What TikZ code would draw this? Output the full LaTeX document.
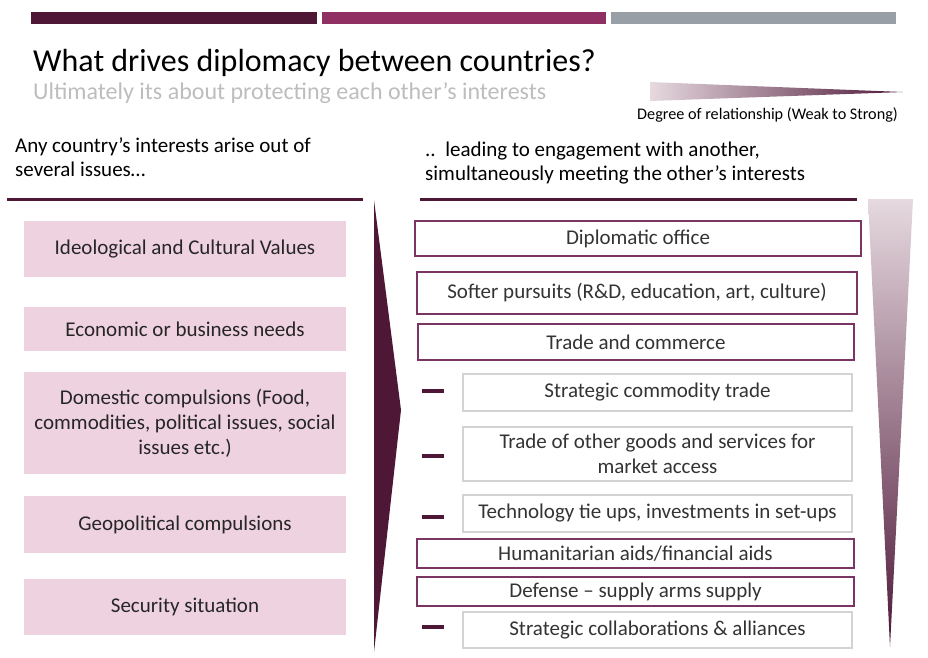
\documentclass[tikz,border=0pt]{standalone}
\usepackage{fontspec}
\setmainfont{Carlito}
\usepackage{tikz}
\usetikzlibrary{positioning}

\definecolor{wine}{HTML}{4E1735}
\definecolor{berry}{HTML}{8F2F62}
\definecolor{slate}{HTML}{989FA6}
\definecolor{plum}{HTML}{7A3562}
\definecolor{boxpink}{HTML}{EFD2E0}
\definecolor{lightgray}{HTML}{D3D3D3}
\definecolor{subgray}{HTML}{BDBDBD}
\definecolor{fade}{HTML}{E6D9DF}
\definecolor{deep}{HTML}{4E1838}

\tikzset{
    bodyfont/.style={font=\fontsize{21}{25}\selectfont},
    lbox/.style={bodyfont, fill=boxpink, minimum width=322pt, inner sep=0pt, align=center, text=black!85},
    rbox/.style={bodyfont, draw=plum, line width=2pt, inner sep=0pt, align=center, text=black!80},
    gbox/.style={bodyfont, draw=lightgray, line width=2pt, inner sep=0pt, align=center, text=black!80, minimum width=389pt},
    dashmark/.style={fill=wine, minimum width=22pt, minimum height=4pt, inner sep=0pt},
    bar/.style={minimum height=12pt, inner sep=0pt},
    rule/.style={draw=wine, line width=3pt}
}

\begin{document}
\begin{tikzpicture}[x=1pt,y=-1pt]
    \useasboundingbox (0,0) rectangle (928,657);
    \node[bar, fill=wine, minimum width=286pt] (b1) at (174,18) {};
    \node[bar, fill=berry, minimum width=284pt] (b2) at (464,18) {};
    \node[bar, fill=slate, minimum width=285pt] (b3) at (753.5,18) {};

    \node[anchor=base west, inner sep=0pt, font=\fontsize{32}{36}\selectfont] (T) at (33,71) {What drives diplomacy between countries?};
    \node[anchor=base west, inner sep=0pt, text=subgray, font=\fontsize{24}{28}\selectfont] (S) at (33,99) {Ultimately its about protecting each other’s interests};

    \shade[left color=fade, right color=deep] (650,82) -- (903,92) -- (650,101) -- cycle;
    \node[anchor=base east, inner sep=0pt, font=\fontsize{16.2}{19}\selectfont] (D) at (898,119) {Degree of relationship (Weak to Strong)};

    \node[anchor=north west, inner sep=0pt, align=left, font=\fontsize{21}{24}\selectfont] (HL) at (15,137) {Any country’s interests arise out of\\several issues…};
    \node[anchor=north west, inner sep=0pt, align=left, font=\fontsize{21}{24}\selectfont] (HR) at (425,142) {..\ \ leading to engagement with another,\\simultaneously meeting the other’s interests};
    \draw[rule] (7,199) -- (363,199);
    \draw[rule] (420,199) -- (857,199);

    \node[lbox, minimum height=56pt] (L1) at (185,249) {Ideological and Cultural Values};
    \node[lbox, minimum height=44pt] (L2) at (185,329) {Economic or business needs};
    \node[lbox, minimum height=102pt] (L3) at (185,423) {Domestic compulsions (Food,\\commodities, political issues, social\\issues etc.)};
    \node[lbox, minimum height=57pt] (L4) at (185,524.5) {Geopolitical compulsions};
    \node[lbox, minimum height=56pt] (L5) at (185,607) {Security situation};

    \fill[wine] (374,200) -- (401,410) -- (374,652) -- cycle;

    \node[rbox, minimum width=446pt, minimum height=35pt] (R1) at (638,238.5) {Diplomatic office};
    \node[rbox, minimum width=440pt, minimum height=42pt] (R2) at (637,293) {Softer pursuits (R\&D, education, art, culture)};
    \node[rbox, minimum width=436pt, minimum height=36pt] (R3) at (636,342) {Trade and commerce};
    \node[gbox, minimum height=37pt] (G1) at (657.5,392.5) {Strategic commodity trade};
    \node[gbox, minimum height=54pt] (G2) at (657.5,454) {Trade of other goods and services for\\market access};
    \node[gbox, minimum height=37pt] (G3) at (657.5,513.5) {Technology tie ups, investments in set-ups};
    \node[rbox, minimum width=437pt, minimum height=29pt] (R4) at (635.5,553.5) {Humanitarian aids/financial aids};
    \node[rbox, minimum width=437pt, minimum height=29pt] (R5) at (635.5,591.5) {Defense – supply arms supply};
    \node[gbox, minimum height=36pt] (G4) at (657.5,630) {Strategic collaborations \& alliances};

    \node[dashmark] (d1) at (433,391) {};
    \node[dashmark] (d2) at (433,456) {};
    \node[dashmark] (d3) at (433,517) {};
    \node[dashmark] (d4) at (433,627) {};

    \shade[top color=fade, bottom color=deep] (868,199) -- (913,199) -- (890,647) -- cycle;
\end{tikzpicture}
\end{document}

- - -

What is needed >>
Return the whole listing, word for word, and leave out every picture.

Finished task >>
What TikZ code would draw this? Output the full LaTeX document.
\documentclass[tikz,border=0pt]{standalone}
\usepackage{fontspec}
\setmainfont{Carlito}
\usepackage{tikz}
\usetikzlibrary{positioning}

\definecolor{wine}{HTML}{4E1735}
\definecolor{berry}{HTML}{8F2F62}
\definecolor{slate}{HTML}{989FA6}
\definecolor{plum}{HTML}{7A3562}
\definecolor{boxpink}{HTML}{EFD2E0}
\definecolor{lightgray}{HTML}{D3D3D3}
\definecolor{subgray}{HTML}{BDBDBD}
\definecolor{fade}{HTML}{E6D9DF}
\definecolor{deep}{HTML}{4E1838}

\tikzset{
    bodyfont/.style={font=\fontsize{21}{25}\selectfont},
    lbox/.style={bodyfont, fill=boxpink, minimum width=322pt, inner sep=0pt, align=center, text=black!85},
    rbox/.style={bodyfont, draw=plum, line width=2pt, inner sep=0pt, align=center, text=black!80},
    gbox/.style={bodyfont, draw=lightgray, line width=2pt, inner sep=0pt, align=center, text=black!80, minimum width=389pt},
    dashmark/.style={fill=wine, minimum width=22pt, minimum height=4pt, inner sep=0pt},
    bar/.style={minimum height=12pt, inner sep=0pt},
    rule/.style={draw=wine, line width=3pt}
}

\begin{document}
\begin{tikzpicture}[x=1pt,y=-1pt]
    \useasboundingbox (0,0) rectangle (928,657);
    \node[bar, fill=wine, minimum width=286pt] (b1) at (174,18) {};
    \node[bar, fill=berry, minimum width=284pt] (b2) at (464,18) {};
    \node[bar, fill=slate, minimum width=285pt] (b3) at (753.5,18) {};

    \node[anchor=base west, inner sep=0pt, font=\fontsize{32}{36}\selectfont] (T) at (33,71) {What drives diplomacy between countries?};
    \node[anchor=base west, inner sep=0pt, text=subgray, font=\fontsize{24}{28}\selectfont] (S) at (33,99) {Ultimately its about protecting each other’s interests};

    \shade[left color=fade, right color=deep] (650,82) -- (903,92) -- (650,101) -- cycle;
    \node[anchor=base east, inner sep=0pt, font=\fontsize{16.2}{19}\selectfont] (D) at (898,119) {Degree of relationship (Weak to Strong)};

    \node[anchor=north west, inner sep=0pt, align=left, font=\fontsize{21}{24}\selectfont] (HL) at (15,137) {Any country’s interests arise out of\\several issues…};
    \node[anchor=north west, inner sep=0pt, align=left, font=\fontsize{21}{24}\selectfont] (HR) at (425,142) {..\ \ leading to engagement with another,\\simultaneously meeting the other’s interests};
    \draw[rule] (7,199) -- (363,199);
    \draw[rule] (420,199) -- (857,199);

    \node[lbox, minimum height=56pt] (L1) at (185,249) {Ideological and Cultural Values};
    \node[lbox, minimum height=44pt] (L2) at (185,329) {Economic or business needs};
    \node[lbox, minimum height=102pt] (L3) at (185,423) {Domestic compulsions (Food,\\commodities, political issues, social\\issues etc.)};
    \node[lbox, minimum height=57pt] (L4) at (185,524.5) {Geopolitical compulsions};
    \node[lbox, minimum height=56pt] (L5) at (185,607) {Security situation};

    \fill[wine] (374,200) -- (401,410) -- (374,652) -- cycle;

    \node[rbox, minimum width=446pt, minimum height=35pt] (R1) at (638,238.5) {Diplomatic office};
    \node[rbox, minimum width=440pt, minimum height=42pt] (R2) at (637,293) {Softer pursuits (R\&D, education, art, culture)};
    \node[rbox, minimum width=436pt, minimum height=36pt] (R3) at (636,342) {Trade and commerce};
    \node[gbox, minimum height=37pt] (G1) at (657.5,392.5) {Strategic commodity trade};
    \node[gbox, minimum height=54pt] (G2) at (657.5,454) {Trade of other goods and services for\\market access};
    \node[gbox, minimum height=37pt] (G3) at (657.5,513.5) {Technology tie ups, investments in set-ups};
    \node[rbox, minimum width=437pt, minimum height=29pt] (R4) at (635.5,553.5) {Humanitarian aids/financial aids};
    \node[rbox, minimum width=437pt, minimum height=29pt] (R5) at (635.5,591.5) {Defense – supply arms supply};
    \node[gbox, minimum height=36pt] (G4) at (657.5,630) {Strategic collaborations \& alliances};

    \node[dashmark] (d1) at (433,391) {};
    \node[dashmark] (d2) at (433,456) {};
    \node[dashmark] (d3) at (433,517) {};
    \node[dashmark] (d4) at (433,627) {};

    \shade[top color=fade, bottom color=deep] (868,199) -- (913,199) -- (890,647) -- cycle;
\end{tikzpicture}
\end{document}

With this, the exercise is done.